Holding — Fox, President.
- The Supreme Court of Appeals of West Virginia held that the Trust Company was not entitled to the sum decreed to it and reversed the decision of the circuit court.
Rule
- A trustee is estopped from asserting a claim for compensation if it fails to present the claim in a timely manner and accepts benefits that contradict the claim.
Reasoning
- The Supreme Court of Appeals of West Virginia reasoned that the provision in the deed of trust represented the final agreement between the parties regarding compensation.
- The court found that the Trust Company had not claimed compensation for over five years after the bonds were paid, which indicated that the claim was not timely.
- Additionally, the court noted that the services performed by the Trust Company were routine and did not justify the fees now being claimed.
- The Trust Company had also accepted liquidating dividends that could be seen as a waiver of its right to assert the claim for compensation.
- The court emphasized that any claims for compensation should have been made promptly after the services were rendered, and the timing of the assertion led to the conclusion that the Trust Company's claim lacked equity.

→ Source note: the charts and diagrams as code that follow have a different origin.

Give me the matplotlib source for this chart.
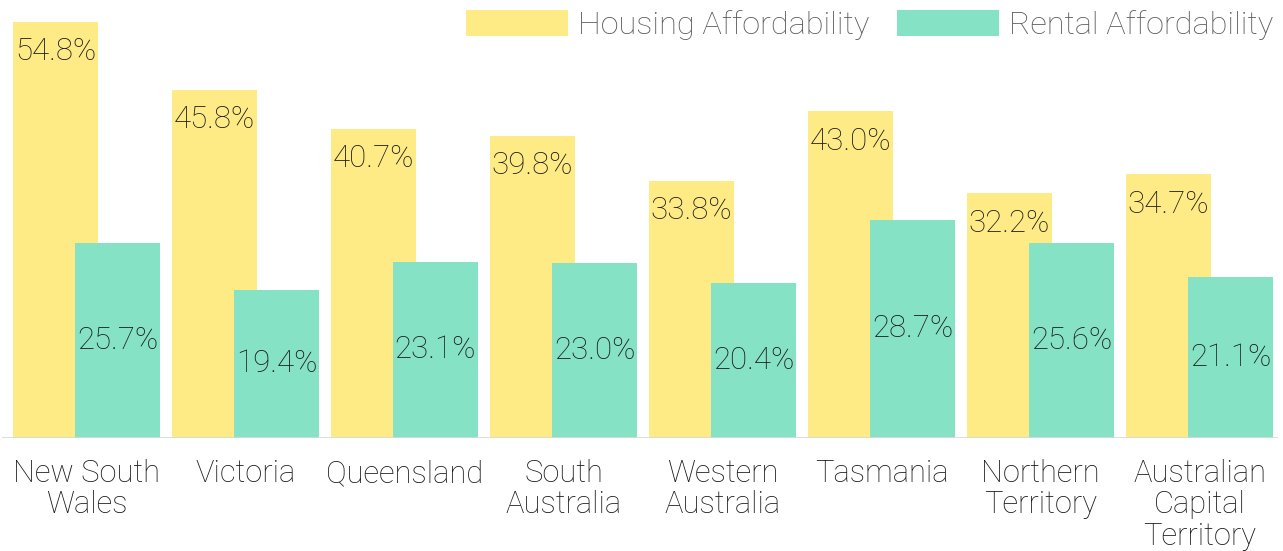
import matplotlib
matplotlib.use("Agg")
import matplotlib.pyplot as plt
import numpy as np

categories = ["New South\nWales", "Victoria", "Queensland", "South\nAustralia",
              "Western\nAustralia", "Tasmania", "Northern\nTerritory",
              "Australian\nCapital\nTerritory"]
housing = [54.8, 45.8, 40.7, 39.8, 33.8, 43.0, 32.2, 34.7]
rental = [25.7, 19.4, 23.1, 23.0, 20.4, 28.7, 25.6, 21.1]
series_names = ["Housing Affordability", "Rental Affordability"]

YELLOW = "#FFEB85"
GREEN = "#86E2C4"
FONT = ["Roboto", "DejaVu Sans"]
plt.rcParams['font.family'] = FONT

W, H = 1283, 551
fig = plt.figure(figsize=(W / 100, H / 100), dpi=100)
base_px = 113.5
ax = fig.add_axes([0, base_px / H, 1, 1 - base_px / H])

px_per_cat = 159.0
c0 = 86.5
ax.set_xlim(-c0 / px_per_cat, (W - c0) / px_per_cat)
ppu = 7.585
ax.set_ylim(0, (H - base_px) / ppu)

x = np.arange(len(categories))
off = 31 / px_per_cat
bw = 85.5 / px_per_cat

ax.bar(x - off, housing, width=bw, color=YELLOW, label=series_names[0], zorder=1)
ax.bar(x + off, rental, width=bw, color=GREEN, label=series_names[1], zorder=2)

fs_num = 22.5
for xi, v in zip(x, housing):
    ax.annotate(f"{v:.1f}%", xy=(xi - off, v), xytext=(0, -21.5), textcoords="offset points",
                ha="center", va="center", fontsize=fs_num, color="#1a1a1a",
                fontweight="light", zorder=5)
for xi, v in zip(x, rental):
    ax.text(xi + off, v / 2, f"{v:.1f}%", ha="center", va="center", fontsize=fs_num,
            color="#1a1a1a", fontweight="light", zorder=5)

ax.axhline(0, xmin=3 / W, xmax=1276 / W, color="#d9d9d9", lw=2, zorder=3)

for s in ax.spines.values():
    s.set_visible(False)
ax.set_yticks([])
ax.set_xticks(x)
ax.set_xticklabels(categories, fontsize=22.2, color="#1a1a1a", linespacing=1.1,
                   fontweight="light")
ax.tick_params(axis="x", length=0, pad=15.5)

fs_leg = 23.4
leg = ax.legend(loc="upper right", bbox_to_anchor=(1273 / W, 1 - 10 / (H - base_px)),
                ncol=2, frameon=False, fontsize=fs_leg,
                handlelength=102 / (fs_leg * 100 / 72), handleheight=28 / (fs_leg * 100 / 72),
                handletextpad=0.3, columnspacing=0.85, borderaxespad=0, borderpad=0)
for t in leg.get_texts():
    t.set_color("#595959")
    t.set_fontweight("light")

fig.savefig("out.png", dpi=100)
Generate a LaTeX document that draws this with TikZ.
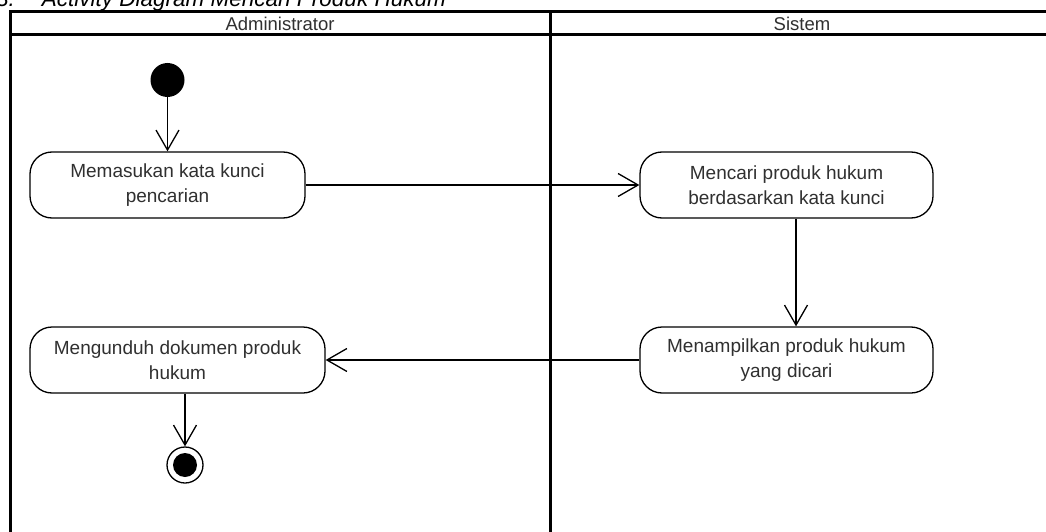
\documentclass[tikz,border=0pt]{standalone}
\usepackage{fontspec}
\setmainfont{Liberation Sans}
\usetikzlibrary{arrows.meta}
\definecolor{txt}{HTML}{303030}
\begin{document}
\begin{tikzpicture}[x=1pt,y=-1pt,
  frame/.style={line width=3pt,black},
  action/.style={draw,line width=1.3pt,rounded corners=22pt,minimum height=66pt,
    align=center,text=txt,inner sep=0pt,
    font=\fontsize{19}{25.5}\selectfont},
  lane/.style={text=txt,font=\fontsize{18.5}{20}\selectfont,inner sep=0pt},
  flow/.style={line width=1.3pt,-{Straight Barb[length=20pt,width=23pt,line width=1.3pt]}}]
\useasboundingbox (0,0) rectangle (1046,532);
\clip (0,0) rectangle (1046,532);
\fill[white] (0,0) rectangle (1046,532);

% caption above the partition frame
\node[anchor=base west,inner sep=0pt,font=\fontsize{22.5}{27}\selectfont\itshape] (cap)
  at (-4,7) {3.\hspace{27pt}Activity Diagram Mencari Produk Hukum};

% swimlane frame
\draw[frame] (1060,12) -- (10,12) -- (10,545);
\draw[frame] (10,35) -- (1060,35);
\draw[frame] (550,12) -- (550,545);
\node[lane] (laneA) at (280,24) {Administrator};
\node[lane] (laneS) at (802,24) {Sistem};

% initial and final nodes
\node[circle,fill=black,minimum size=34pt,inner sep=0pt] (start) at (167.5,80) {};
\node[circle,draw,line width=1.3pt,minimum size=36pt,inner sep=0pt] (end) at (185,465) {};
\fill (end.center) circle (12pt);

% actions
\node[action,minimum width=275pt] (a1) at (167.5,185) {Memasukan kata kunci\\pencarian};
\node[action,minimum width=293pt] (a2) at (786.5,185) {Mencari produk hukum\\berdasarkan kata kunci};
\node[action,minimum width=293pt] (a3) at (786.5,360) {Menampilkan produk hukum\\yang dicari};
\node[action,minimum width=295pt] (a4) at (177.5,360) {Mengunduh dokumen produk\\hukum};

% control flows
\draw[flow] (start) -- (a1.north);
\draw[flow] (a1.east) -- (a2.west);
\draw[flow] ([xshift=9.5pt]a2.south) -- ([xshift=9.5pt]a3.north);
\draw[flow] (a3.west) -- (a4.east);
\draw[flow] ([xshift=7.5pt]a4.south) -- (end.north);
\end{tikzpicture}
\end{document}
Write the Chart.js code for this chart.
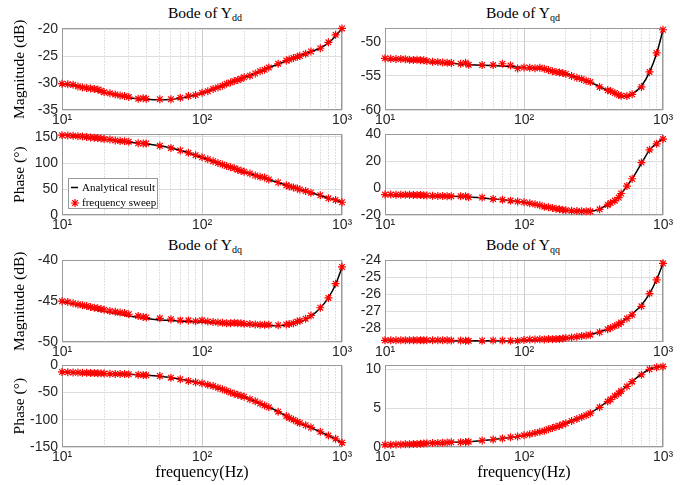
<!DOCTYPE html>
<html>
<head>
<meta charset="utf-8">
<script src="https://cdn.jsdelivr.net/npm/chart.js@4.4.0/dist/chart.umd.min.js"></script>
<style>
  body { margin: 0; background: #fff; }
  #wrap { position: relative; width: 684px; height: 485px; overflow: hidden; }
  canvas { position: absolute; }
  .ttl { position: absolute; font-family: "Liberation Serif", serif; font-size: 15.5px; color: #000;
         white-space: nowrap; transform: translateX(-50%); line-height: 18px; }
  .ttl sub { font-size: 10px; vertical-align: -3px; line-height: 0; }
</style>
</head>
<body>
<div id="wrap">
  <div class="ttl" style="left:205px;top:4px">Bode of Y<sub>dd</sub></div>
  <div class="ttl" style="left:523px;top:4px">Bode of Y<sub>qd</sub></div>
  <div class="ttl" style="left:205px;top:236px">Bode of Y<sub>dq</sub></div>
  <div class="ttl" style="left:523px;top:236px">Bode of Y<sub>qq</sub></div>

  <canvas id="yddMag" width="360" height="116" style="left:0;top:16px"></canvas>
  <canvas id="yddPh" width="360" height="115" style="left:0;top:122px"></canvas>
  <canvas id="ydqMag" width="360" height="116" style="left:0;top:248px"></canvas>
  <canvas id="ydqPh" width="360" height="129" style="left:0;top:353px"></canvas>

  <canvas id="yqdMag" width="344" height="116" style="left:340px;top:16px"></canvas>
  <canvas id="yqdPh" width="344" height="115" style="left:340px;top:122px"></canvas>
  <canvas id="yqqMag" width="344" height="116" style="left:340px;top:248px"></canvas>
  <canvas id="yqqPh" width="344" height="129" style="left:340px;top:353px"></canvas>
</div>
<script>
// frequencies (Hz)
const lineFreq = [10,12,15,20,25,30,40,50,60,70,80,100,120,150,200,250,300,350,400,450,500,550,600,700,800,900,1000];
const sweepFreq = [10,11,12,13,14,15,16,17,18,19,20,22,24,26,28,30,35,38,40,50,60,70,80,90,100,
  110,120,130,140,150,160,170,180,190,200,220,240,260,280,300,350,400,420,450,480,500,550,600,700,800,900,1000];

// x grid / tick labels
const xGridValues = [10,20,30,40,50,60,70,80,90,100,200,300,400,500,600,700,800,900,1000];
const xTickValues = [10,100,1000];
const xTickText = ['10¹','10²','10³'];

// Y_dd
const yddMagLine = [-30.1,-30.4,-30.9,-31.8,-32.3,-32.7,-33.0,-33.1,-33.05,-32.8,-32.5,-31.9,-31.1,-30.1,-28.9,-27.95,-27.1,-26.45,-25.85,-25.35,-24.9,-24.5,-24.15,-23.45,-22.5,-21.2,-19.8];
const yddMagSweep = [-30.1,-30.2,-30.3,-30.6,-30.8,-30.9,-31.0,-31.1,-31.2,-31.4,-31.7,-31.9,-32.1,-32.3,-32.4,-32.6,-32.9,-32.8,-32.9,
  -33.0,-33.0,-32.7,-32.4,-32.2,-31.8,-31.5,-31.1,-30.8,-30.5,-30.1,-29.9,-29.6,-29.4,-29.2,-28.9,-28.6,-28.2,-27.8,-27.5,-27.1,
  -26.4,-25.8,-25.6,-25.3,-25.1,-24.9,-24.5,-24.1,-23.5,-22.4,-21.0,-19.8];
const yddPhLine = [154,152.5,149.4,145.6,142.5,140,136.9,133,128.8,124.4,119.4,110.6,103,94.4,83,75,68,62.5,57.5,53,49.4,45.6,42.5,37.5,32.5,29,24.5];
const yddPhSweep = [153.5,153,152.5,151.5,151,150,149,148.5,148,147,146,145,143.5,142.5,142,141,138,137.5,137.5,
  133,129,124,119.5,115,111,107,103.5,100,97,94,92,90,87,85,83,80,76,73.5,72,68.5,
  62.5,57,55,53,51,49,46,43,38,32,29,24.5];

// Y_qd
const yqdMagLine = [-52.43,-52.5,-52.67,-52.86,-53.05,-53.14,-53.33,-53.43,-53.48,-53.52,-53.62,-53.76,-53.86,-54.14,-54.67,-55.29,-55.9,-56.57,-57.14,-57.6,-57.9,-58.0,-57.67,-56.48,-54.43,-51.7,-48.2];
const yqdMagSweep = [-52.4,-52.45,-52.5,-52.5,-52.55,-52.6,-52.65,-52.6,-52.7,-52.7,-52.8,-52.9,-52.95,-53.0,-53.05,-53.1,-53.2,-53.05,-53.35,
  -53.4,-53.4,-53.2,-53.45,-53.9,-53.75,-53.8,-53.85,-53.8,-53.95,-54.1,-54.3,-54.4,-54.5,-54.55,-54.7,-55.0,-55.25,-55.45,-55.7,-55.9,
  -56.6,-57.1,-57.2,-57.5,-57.8,-57.9,-57.95,-57.7,-56.6,-54.4,-51.6,-48.2];
const yqdPhLine = [-4.9,-4.9,-5.1,-5.6,-5.9,-6.1,-6.6,-7.3,-8.0,-8.5,-9.3,-10.5,-12.2,-14.4,-16.3,-17.1,-17.1,-15.6,-12.2,-9.0,-4.1,1.5,7.0,18.5,28.3,33.5,36.8];
const yqdPhSweep = [-4.8,-4.8,-4.9,-4.9,-5.0,-5.0,-5.1,-5.1,-5.2,-5.3,-5.5,-5.7,-5.8,-5.9,-6.0,-6.0,-6.0,-6.0,-6.8,
  -7.0,-8.0,-8.6,-9.3,-10.0,-10.5,-11.3,-12.0,-12.8,-13.8,-14.3,-14.8,-15.4,-15.8,-16.1,-16.4,-16.8,-17.1,-17.3,-17.2,-17.3,
  -15.8,-12.5,-11.0,-9.3,-7.0,-4.0,1.5,7.0,19.0,28.5,33.0,36.5];

// Y_dq
const ydqMagLine = [-45.0,-45.36,-45.76,-46.24,-46.57,-46.8,-47.13,-47.29,-47.37,-47.45,-47.49,-47.57,-47.65,-47.77,-47.85,-47.93,-48.0,-48.0,-47.93,-47.77,-47.53,-47.25,-46.85,-45.84,-44.56,-42.95,-40.86];
const ydqMagSweep = [-45.0,-45.1,-45.25,-45.4,-45.5,-45.6,-45.7,-45.8,-45.85,-45.95,-46.05,-46.2,-46.3,-46.4,-46.45,-46.6,-46.8,-46.95,-47.0,
  -47.1,-47.2,-47.35,-47.35,-47.45,-47.35,-47.5,-47.55,-47.6,-47.65,-47.7,-47.7,-47.65,-47.7,-47.7,-47.75,-47.8,-47.85,-47.9,-47.9,-47.9,
  -47.95,-47.85,-47.8,-47.7,-47.5,-47.4,-47.15,-46.75,-45.8,-44.6,-42.85,-40.8];
const ydqPhLine = [-12,-13.3,-13.9,-15,-15.7,-16.3,-18,-19.9,-22.3,-25.3,-27.7,-33.1,-38,-46.4,-57.8,-68,-76.5,-85,-93.4,-100.6,-106.6,-110.8,-114.5,-122.3,-129,-135.5,-142.2];
const ydqPhSweep = [-12,-12.5,-13,-13.2,-13.5,-13.7,-14,-14.2,-14.4,-14.6,-15,-15.3,-15.6,-15.8,-16,-16.3,-17,-17.5,-18,
  -19.5,-22.5,-25.5,-28.5,-31,-33,-35.5,-38,-41,-44,-46.5,-50,-52,-54,-56,-57.5,-62,-66,-70,-73.5,-77,
  -85,-93,-96.5,-100,-103.5,-106,-110,-114,-122,-129,-135,-142];

// Y_qq
const yqqMagLine = [-28.7,-28.71,-28.72,-28.72,-28.72,-28.73,-28.73,-28.73,-28.73,-28.73,-28.72,-28.7,-28.68,-28.64,-28.57,-28.47,-28.36,-28.2,-28.04,-27.85,-27.64,-27.4,-27.15,-26.62,-25.95,-25.12,-24.18];
const yqqMagSweep = [-28.7,-28.7,-28.7,-28.7,-28.7,-28.7,-28.69,-28.69,-28.69,-28.69,-28.7,-28.7,-28.7,-28.7,-28.7,-28.71,-28.71,-28.73,-28.73,
  -28.72,-28.71,-28.71,-28.72,-28.72,-28.68,-28.66,-28.66,-28.64,-28.65,-28.63,-28.64,-28.62,-28.62,-28.6,-28.57,-28.53,-28.49,-28.45,-28.42,-28.37,
  -28.22,-28.05,-27.98,-27.86,-27.75,-27.65,-27.42,-27.2,-26.7,-25.95,-25.15,-24.17];
const yqqPhLine = [0.3,0.34,0.38,0.46,0.55,0.6,0.68,0.84,0.97,1.1,1.22,1.52,1.81,2.28,3.08,3.76,4.39,5.15,5.9,6.58,7.26,7.85,8.44,9.37,10.0,10.3,10.42];
const yqqPhSweep = [0.3,0.3,0.32,0.33,0.35,0.36,0.38,0.4,0.42,0.45,0.48,0.5,0.52,0.55,0.57,0.6,0.62,0.65,0.68,
  0.85,0.95,1.1,1.25,1.35,1.5,1.65,1.8,1.95,2.1,2.3,2.45,2.6,2.75,2.9,3.05,3.35,3.6,3.85,4.1,4.35,
  5.1,5.85,6.1,6.55,6.9,7.2,7.8,8.4,9.3,10.0,10.25,10.35];

// y tick labels
const yddMagTicks = [-35,-30,-25,-20];
const yddPhTicks = [0,50,100,150];
const yqdMagTicks = [-60,-55,-50];
const yqdPhTicks = [-20,0,20,40];
const ydqMagTicks = [-50,-45,-40];
const ydqPhTicks = [-150,-100,-50,0];
const yqqMagTicks = [-28,-27,-26,-25,-24];
const yqqPhTicks = [0,5,10];

const tickFont = { family: 'Liberation Sans', size: 14 };
const serif = 'Liberation Serif';

// box round the plot area
const boxPlugin = {
  id: 'box',
  beforeDatasetsDraw(chart) {
    const a = chart.chartArea, ctx = chart.ctx;
    ctx.save();
    ctx.strokeStyle = '#9a9a9a';
    ctx.lineWidth = 1;
    ctx.strokeRect(Math.round(a.left) + 0.5, Math.round(a.top) + 0.5, Math.round(a.right - a.left) - 1, Math.round(a.bottom - a.top) - 1);
    ctx.restore();
  }
};

// legend inside the Y_dd phase plot
const legendPlugin = {
  id: 'inLegend',
  afterDatasetsDraw(chart) {
    const a = chart.chartArea, ctx = chart.ctx;
    const x = Math.round(a.left) + 6, y = Math.round(a.bottom) - 37;
    ctx.save();
    ctx.fillStyle = '#fff';
    ctx.strokeStyle = '#9a9a9a';
    ctx.lineWidth = 1;
    ctx.fillRect(x + 0.5, y + 0.5, 89, 30);
    ctx.strokeRect(x + 0.5, y + 0.5, 89, 30);
    ctx.strokeStyle = '#000';
    ctx.lineWidth = 1.5;
    ctx.beginPath(); ctx.moveTo(x + 3, y + 9.5); ctx.lineTo(x + 10, y + 9.5); ctx.stroke();
    // asterisk
    const sx = x + 7, sy = y + 25, r = 4, d = r * 0.707;
    ctx.strokeStyle = '#ff0000';
    ctx.lineWidth = 1.2;
    ctx.beginPath();
    ctx.moveTo(sx - r, sy); ctx.lineTo(sx + r, sy);
    ctx.moveTo(sx, sy - r); ctx.lineTo(sx, sy + r);
    ctx.moveTo(sx - d, sy - d); ctx.lineTo(sx + d, sy + d);
    ctx.moveTo(sx - d, sy + d); ctx.lineTo(sx + d, sy - d);
    ctx.stroke();
    ctx.fillStyle = '#000';
    ctx.font = '11px "Liberation Serif"';
    ctx.textBaseline = 'middle';
    ctx.fillText(chart.data.datasets[0].label, x + 14, y + 10);
    ctx.fillText(chart.data.datasets[1].label, x + 14, y + 25.5);
    ctx.restore();
  }
};

function makePanel(id, lineVals, sweepVals, yMin, yMax, yTicks, yTitle, leftCol, bottomRow, withLegend) {
  new Chart(document.getElementById(id), {
    type: 'line',
    data: {
      datasets: [
        {
          label: 'Analytical result',
          data: lineFreq.map((f, i) => ({ x: f, y: lineVals[i] })),
          borderColor: '#000',
          borderWidth: 1.5,
          pointRadius: 0,
          cubicInterpolationMode: 'monotone',
          order: 1
        },
        {
          label: 'frequency sweep',
          data: sweepFreq.map((f, i) => ({ x: f, y: sweepVals[i] })),
          showLine: false,
          pointStyle: 'star',
          pointRadius: 4,
          pointBorderWidth: 1.2,
          pointBorderColor: '#ff0000',
          borderColor: '#ff0000',
          clip: false,
          order: 0
        }
      ]
    },
    options: {
      responsive: false,
      animation: false,
      devicePixelRatio: 1,
      layout: { padding: { left: 0, right: leftCol ? 18 : 21, top: 10, bottom: 0 } },
      plugins: { legend: { display: false }, tooltip: { enabled: false } },
      scales: {
        x: {
          type: 'logarithmic',
          min: 10, max: 1000,
          afterBuildTicks: ax => { ax.ticks = xGridValues.map(v => ({ value: v })); },
          afterFit: ax => { ax.height = bottomRow ? 35 : 22; },
          ticks: {
            autoSkip: false, maxRotation: 0, padding: 2, font: tickFont, color: '#262626',
            callback: v => { const k = xTickValues.indexOf(v); return k >= 0 ? xTickText[k] : ''; }
          },
          grid: {
            drawTicks: false,
            color: c => (c.tick && xTickValues.includes(c.tick.value)) ? 'rgba(0,0,0,0)' : '#c2c2c2'
          },
          border: { display: false, dash: [1, 2] },
          title: {
            display: bottomRow, text: 'frequency(Hz)',
            font: { family: serif, size: 16 }, color: '#000', padding: { top: 0, bottom: 0 }
          }
        },
        xMajor: {
          type: 'logarithmic',
          position: 'bottom',
          min: 10, max: 1000,
          afterBuildTicks: ax => { ax.ticks = xTickValues.map(v => ({ value: v })); },
          afterFit: ax => { ax.height = 0; },
          ticks: { display: false },
          grid: { drawTicks: false, color: '#cdcdcd' },
          border: { display: false }
        },
        y: {
          min: yMin, max: yMax,
          afterBuildTicks: ax => { ax.ticks = yTicks.map(v => ({ value: v })); },
          afterFit: ax => { ax.width = leftCol ? 62 : 45; },
          ticks: { padding: 4, font: tickFont, color: '#262626' },
          grid: { drawTicks: false, color: '#dddddd' },
          border: { display: false },
          title: {
            display: !!yTitle, text: yTitle || '',
            font: { family: serif, size: 15.5 }, color: '#000', padding: { top: 11, bottom: 0 }
          }
        }
      }
    },
    plugins: withLegend ? [boxPlugin, legendPlugin] : [boxPlugin]
  });
}

makePanel('yddMag', yddMagLine, yddMagSweep, -35, -19.8, yddMagTicks, 'Magnitude (dB)', true, false, false);
makePanel('yddPh', yddPhLine, yddPhSweep, 0, 155, yddPhTicks, 'Phase (°)', true, false, true);
makePanel('ydqMag', ydqMagLine, ydqMagSweep, -50, -40, ydqMagTicks, 'Magnitude (dB)', true, false, false);
makePanel('ydqPh', ydqPhLine, ydqPhSweep, -150, 0, ydqPhTicks, 'Phase (°)', true, true, false);

makePanel('yqdMag', yqdMagLine, yqdMagSweep, -60, -48, yqdMagTicks, null, false, false, false);
makePanel('yqdPh', yqdPhLine, yqdPhSweep, -20, 40, yqdPhTicks, null, false, false, false);
makePanel('yqqMag', yqqMagLine, yqqMagSweep, -28.8, -24, yqqMagTicks, null, false, false, false);
makePanel('yqqPh', yqqPhLine, yqqPhSweep, 0, 10.5, yqqPhTicks, null, false, true, false);
</script>
</body>
</html>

- The court concluded that the Trust Company's actions and the relationships among the parties indicated that the claim for compensation was not valid.
Deep Dive: How the Court Reached Its Decision
Final Agreement on Compensation
The court determined that the provision in the deed of trust reflected the final agreement between the parties regarding compensation to the Trust Company. It held that the written agreement should be considered conclusive unless there was evidence of fraud or mistake. The court emphasized that any claims or interpretations made outside the context of the written agreement could not alter its terms. The Trust Company’s claim for compensation was deemed to lack merit due to the absence of timely assertion following the payment of the bonds, which were fully settled by July 1930. This delay of over five years indicated that the Trust Company had either waived its right to claim compensation or that the claim was not justified. The court underscored that any compensation claims should have been made promptly after services were rendered, reinforcing the expectation of timely communication in business dealings.
Nature of Services Rendered
The court noted that the services performed by the Trust Company were routine and did not warrant the fees it was now claiming. The tasks involved in managing the trust deed were characterized as standard operational duties that the Trust Company would naturally undertake as part of its role. The court considered the nature of the work done, stating that it did not rise to the level of extraordinary service that would justify additional compensation. Moreover, the Trust Company had already profited from the bond transactions, which further diminished the equity of their claim. The court concluded that the regularity of the services provided did not justify the assertion of a significant financial claim after such an extensive period without any communication regarding compensation.
Acceptance of Liquidating Dividends
The Trust Company’s acceptance of liquidating dividends was a critical factor in the court's reasoning. By accepting these dividends, the Trust Company appeared to waive any claims it might have had regarding compensation for its services. The court found that the Trust Company’s actions were inconsistent with the assertion of a right to further compensation, as it had benefited from the distribution of assets from the Spring Creek Lumber Company. This acceptance was interpreted as a form of estoppel, preventing the Trust Company from later claiming that it was entitled to additional fees. Ultimately, the court determined that the Trust Company’s acceptance of benefits negated its claim for compensation, as it suggested that the Trust Company had no further interest in charging for the services rendered.
Timing of the Claim
The timing of the Trust Company’s claim played a pivotal role in the court's decision. The court observed that the Trust Company first asserted its claim for compensation in April 1936, which was notably late, given that the bonds had been paid off six years earlier. This significant delay raised questions about the legitimacy of the claim and suggested that it was less about recovering legitimate expenses and more about taking advantage of subsequent disagreements between the parties. The court highlighted that had the Trust Company intended to seek compensation, it should have done so much sooner. The lack of promptness in asserting the claim contributed to the conclusion that the Trust Company’s position lacked equity and was therefore untenable.
Conclusion on Equitable Considerations
In its conclusion, the court emphasized that the overall context and relationships among the parties indicated that the Trust Company’s claim for compensation was invalid. It recognized the interconnectedness of the three corporations involved and the benefits that had accrued to the Trust Company throughout the bond transactions. Given the circumstances and the community of interests among the entities, the court found no equitable justification for the Trust Company's claim. The Trust Company had not only failed to assert its claims in a timely manner but had also accepted benefits that contradicted its assertion of entitlement to further compensation. The court's final ruling reversed the lower court's decision and remanded the case for further proceedings consistent with its opinion, effectively denying the Trust Company’s claim for additional compensation.